I media, poi, si incaricano di adattarne il linguaggio potenzialmente sovversivo al gusto caro alla “piccola borghesia planetaria”, per usare un'espressione di Giorgio Agamben, o al “Bloom” inteso come uomo comune, per usare un'espressione del gruppo Tiqqun. E' precisamente questo passaggio a depotenziare il lavoro artistico, nel breve tempo. Spero e credo che nel lungo tempo tracce della sovversione implicita nel lavoro degli artisti migliori sappiamo e possano seminare inquietudine e quindi nuovo pensiero.

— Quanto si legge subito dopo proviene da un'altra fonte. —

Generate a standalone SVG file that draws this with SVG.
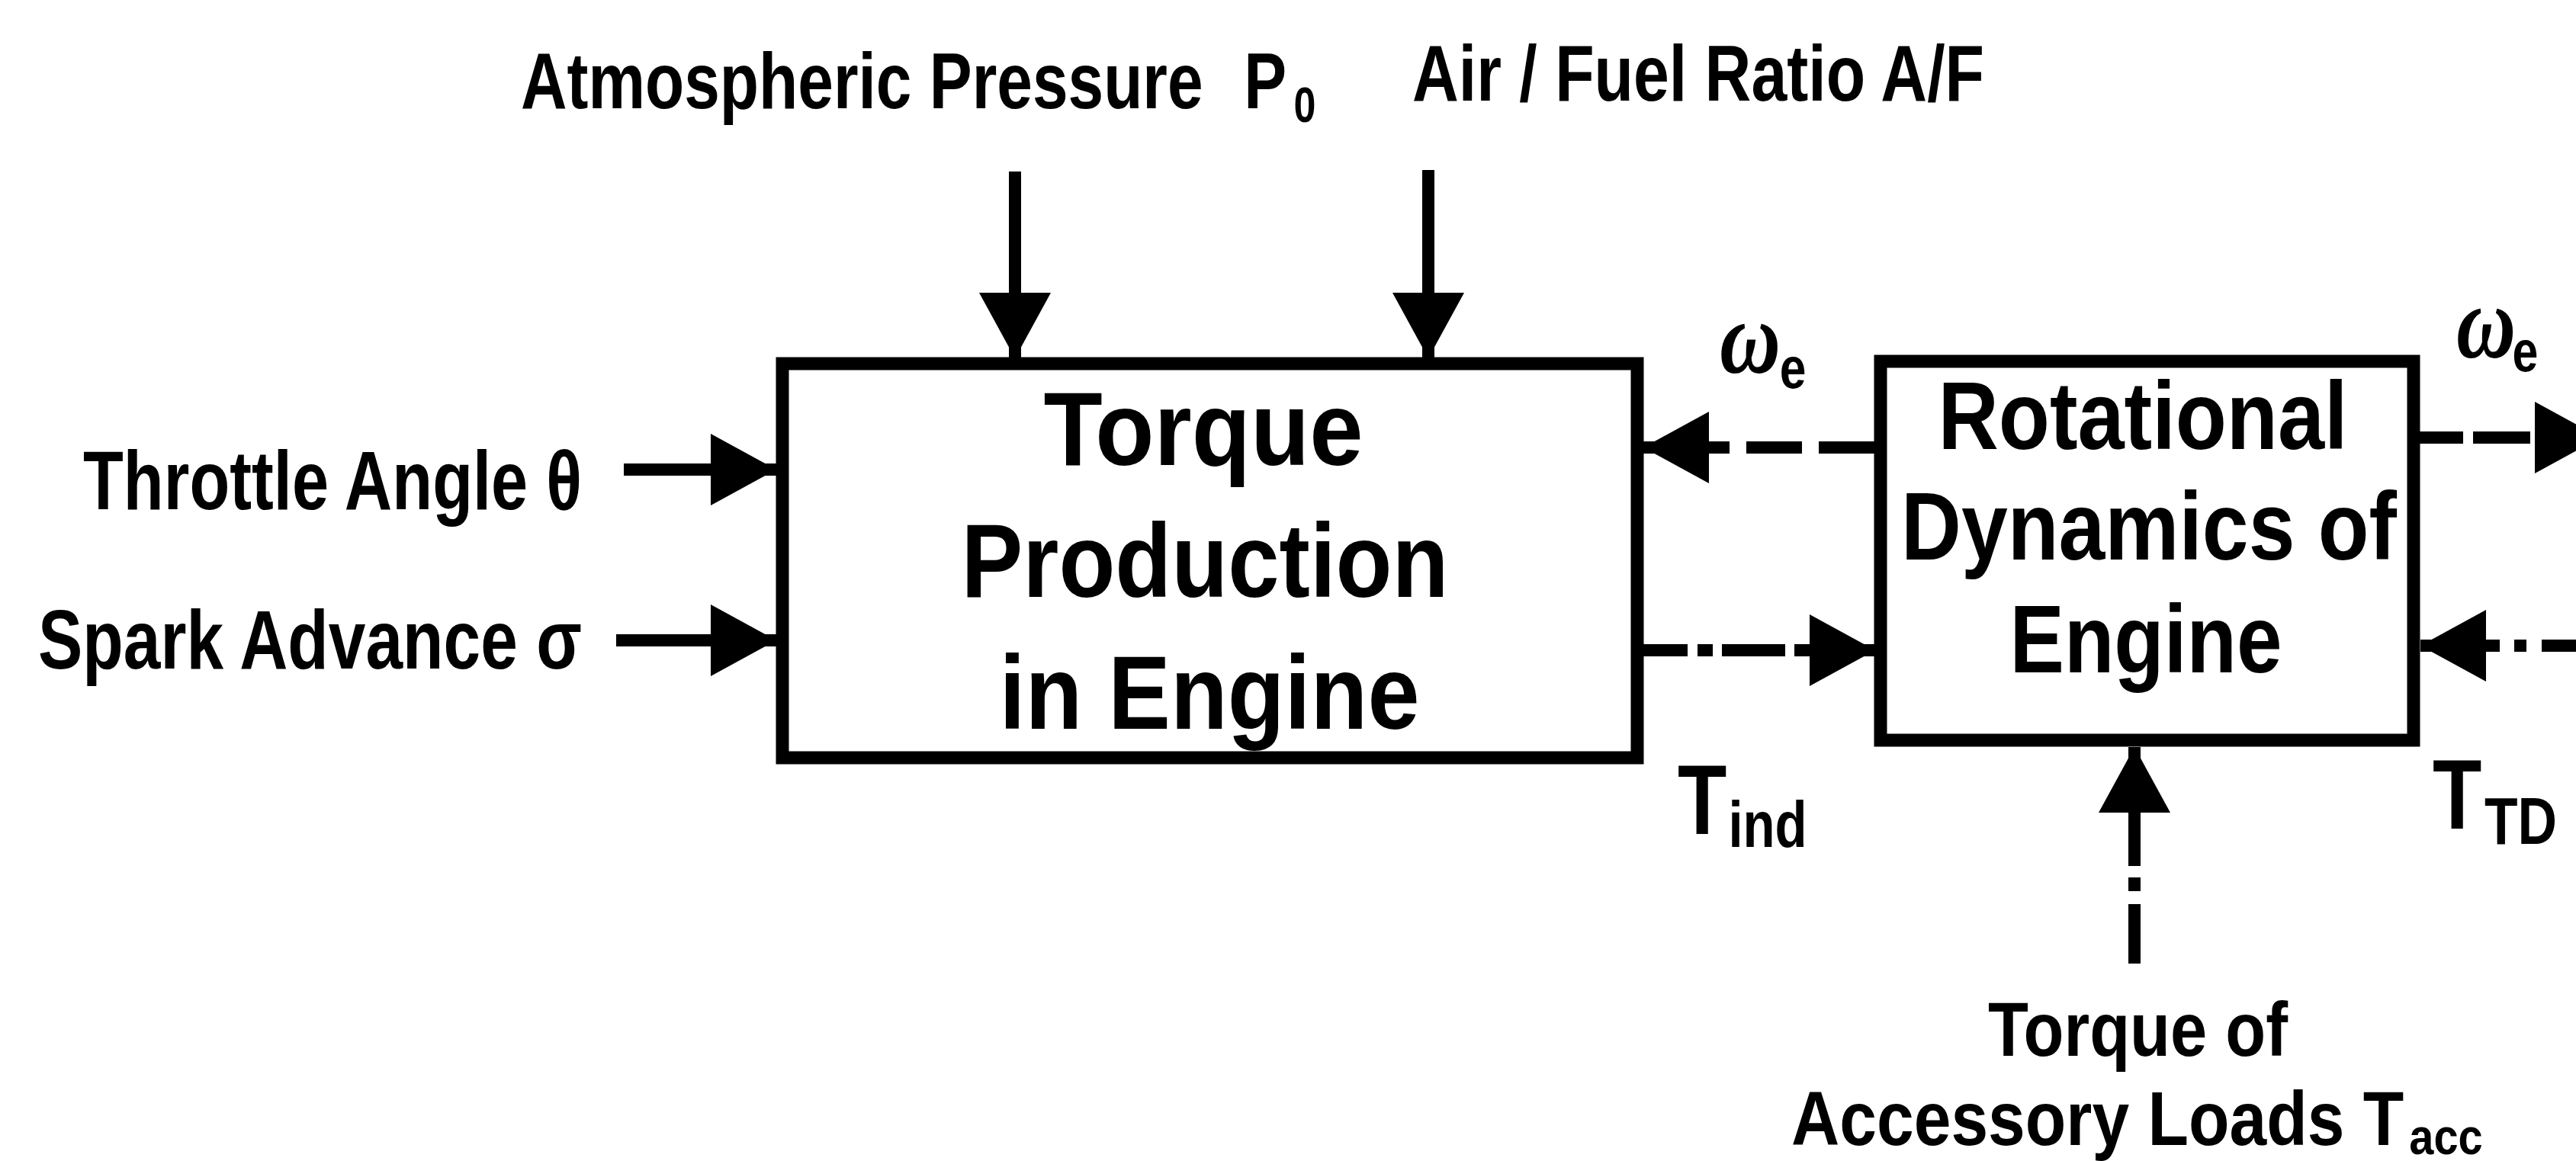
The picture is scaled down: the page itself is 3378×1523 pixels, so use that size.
<svg xmlns="http://www.w3.org/2000/svg" width="3378" height="1523" viewBox="0 0 3378 1523">
<style>
  .box { fill: #fff; stroke: #000; stroke-width: 17; }
  .ln { fill: none; stroke: #000; stroke-width: 16; }
  text { font-family: "Liberation Sans", Arial, sans-serif; font-weight: bold; fill: #000; }
  .lbl { font-size: 103px; }
  .side { font-size: 110px; }
  .bt1 { font-size: 137px; text-anchor: middle; }
  .bt2 { font-size: 126px; text-anchor: middle; }
  .bot { font-size: 100px; }
  .om { font-family: "Liberation Serif", "Times New Roman", serif; font-style: italic; font-weight: bold; font-size: 135px; }
</style>
<defs>
  <marker id="ah" markerUnits="userSpaceOnUse" markerWidth="88" markerHeight="96" refX="86" refY="47" orient="auto" viewBox="0 0 88 96">
    <path d="M0,0 L86,47 L0,94 Z" fill="#000"/>
  </marker>
</defs>

<g id="connectors">
  <path id="c-atm" class="ln" d="M1331,225 V470" marker-end="url(#ah)"/>
  <path id="c-af" class="ln" d="M1873,223 V470" marker-end="url(#ah)"/>
  <path id="c-throttle" class="ln" d="M818,616 H1018" marker-end="url(#ah)"/>
  <path id="c-spark" class="ln" d="M808,840 H1018" marker-end="url(#ah)"/>
  <path id="c-we-back" class="ln" d="M2458,587 H2155" stroke-dasharray="73 22" marker-end="url(#ah)"/>
  <path id="c-tind" class="ln" d="M2155,853 H2459" stroke-dasharray="58 13 20 12 83 12 20 12 200" marker-end="url(#ah)"/>
  <path id="c-we-out" class="ln" d="M3173,574 H3410" stroke-dasharray="57 13 75 10 200" marker-end="url(#ah)"/>
  <path id="c-ttd" class="ln" d="M3400,847 H3174" stroke-dasharray="67 20 16 19 200" marker-end="url(#ah)"/>
  <path id="c-tacc" class="ln" d="M2799,1264 V980" stroke-dasharray="78 17 18 15 300" marker-end="url(#ah)"/>
</g>

<g id="node-torque-production">
  <rect class="box" x="1026" y="477" width="1121" height="517"/>
  <text class="bt1" x="1578" y="610" textLength="419" lengthAdjust="spacingAndGlyphs">Torque</text>
  <text class="bt1" x="1580" y="783" textLength="639" lengthAdjust="spacingAndGlyphs">Production</text>
  <text class="bt1" x="1586" y="956" textLength="551" lengthAdjust="spacingAndGlyphs">in Engine</text>
</g>

<g id="node-rotational-dynamics">
  <rect class="box" x="2466" y="474" width="699" height="497"/>
  <text class="bt2" x="2810" y="589" textLength="537" lengthAdjust="spacingAndGlyphs">Rotational</text>
  <text class="bt2" x="2818" y="734" textLength="650" lengthAdjust="spacingAndGlyphs">Dynamics of</text>
  <text class="bt2" x="2814" y="882" textLength="357" lengthAdjust="spacingAndGlyphs">Engine</text>
</g>

<g id="labels">
  <text id="lbl-atm" class="lbl" transform="translate(683,142) scale(0.814,1)"><tspan x="0" y="0">Atmospheric Pressure</tspan><tspan x="1165" y="0">P</tspan><tspan x="1245" y="18" font-size="64">0</tspan></text>
  <text id="lbl-af" class="lbl" x="1852" y="132" textLength="750" lengthAdjust="spacingAndGlyphs">Air / Fuel Ratio A/F</text>
  <text id="lbl-throttle" class="side" x="109" y="668" textLength="654" lengthAdjust="spacingAndGlyphs">Throttle Angle θ</text>
  <text id="lbl-spark" class="side" x="50" y="877" textLength="713" lengthAdjust="spacingAndGlyphs">Spark Advance σ</text>
  <text id="lbl-we1" transform="translate(2255,489) scale(0.82,1)"><tspan class="om" x="0" y="0">ω</tspan><tspan x="96" y="20" font-size="76">e</tspan></text>
  <text id="lbl-we2" transform="translate(3221,469) scale(0.8,1)"><tspan class="om" x="0" y="0">ω</tspan><tspan x="92" y="18" font-size="76">e</tspan></text>
  <text id="lbl-tind" transform="translate(2200,1094) scale(0.81,1)"><tspan x="0" y="0" font-size="130">T</tspan><tspan x="82" y="17" font-size="85">ind</tspan></text>
  <text id="lbl-ttd" transform="translate(3190,1087) scale(0.81,1)"><tspan x="0" y="0" font-size="130">T</tspan><tspan x="84" y="20" font-size="88">TD</tspan></text>
  <text id="lbl-tacc1" class="bot" x="2607" y="1385" textLength="393" lengthAdjust="spacingAndGlyphs">Torque of</text>
  <text id="lbl-tacc2" class="bot" transform="translate(2349,1502) scale(0.876,1)"><tspan x="0" y="0">Accessory Loads T</tspan><tspan x="925" y="12" font-size="66">acc</tspan></text>
</g>
</svg>
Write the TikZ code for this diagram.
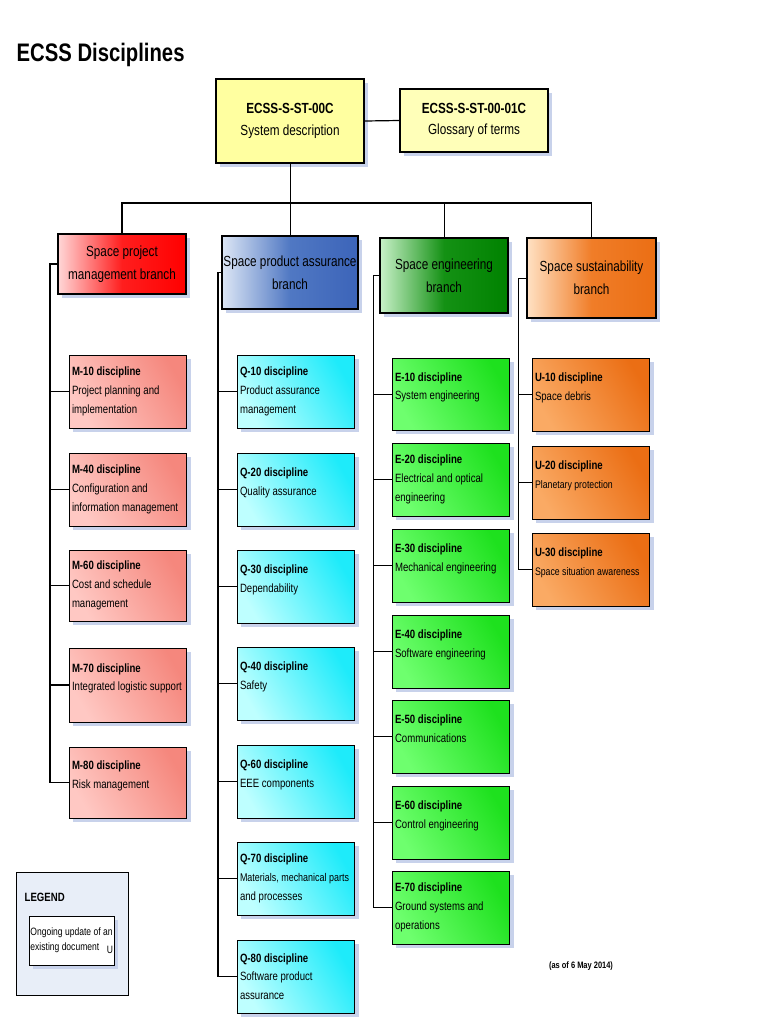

Sono d'accordo con queste sue riflessioni.  Bisognerà stare attenti a questo "depotenziamento" del lavoro artistico, evitando di arroccarsi sopra delle torri d'avorio. Un ruolo fondamentale lo possono avere i critici/curatori. Il mio augurio è che ci siano persone che riscosprino questi interessi, e la soddisfazione che possa dare interpretare con sincerità e passione il ruolo critico o il curatore. Intendo reale capacita' di approfondimento e divulgazione; capacita' critica. A me viene in mente la vecchia storia dell’albero che cade in una foresta, senza che nessuno registri qualcosa... e che quindi, in buona sostanza, forse non è caduto affatto. Giulio Andreotti (un politico) sostiene che :" Non basta avere ragione, bisogna anche avere qualcuno che te la dia". Ecco, l'arte contemporanea dovrebbe stare attenta a certe degenerazioni.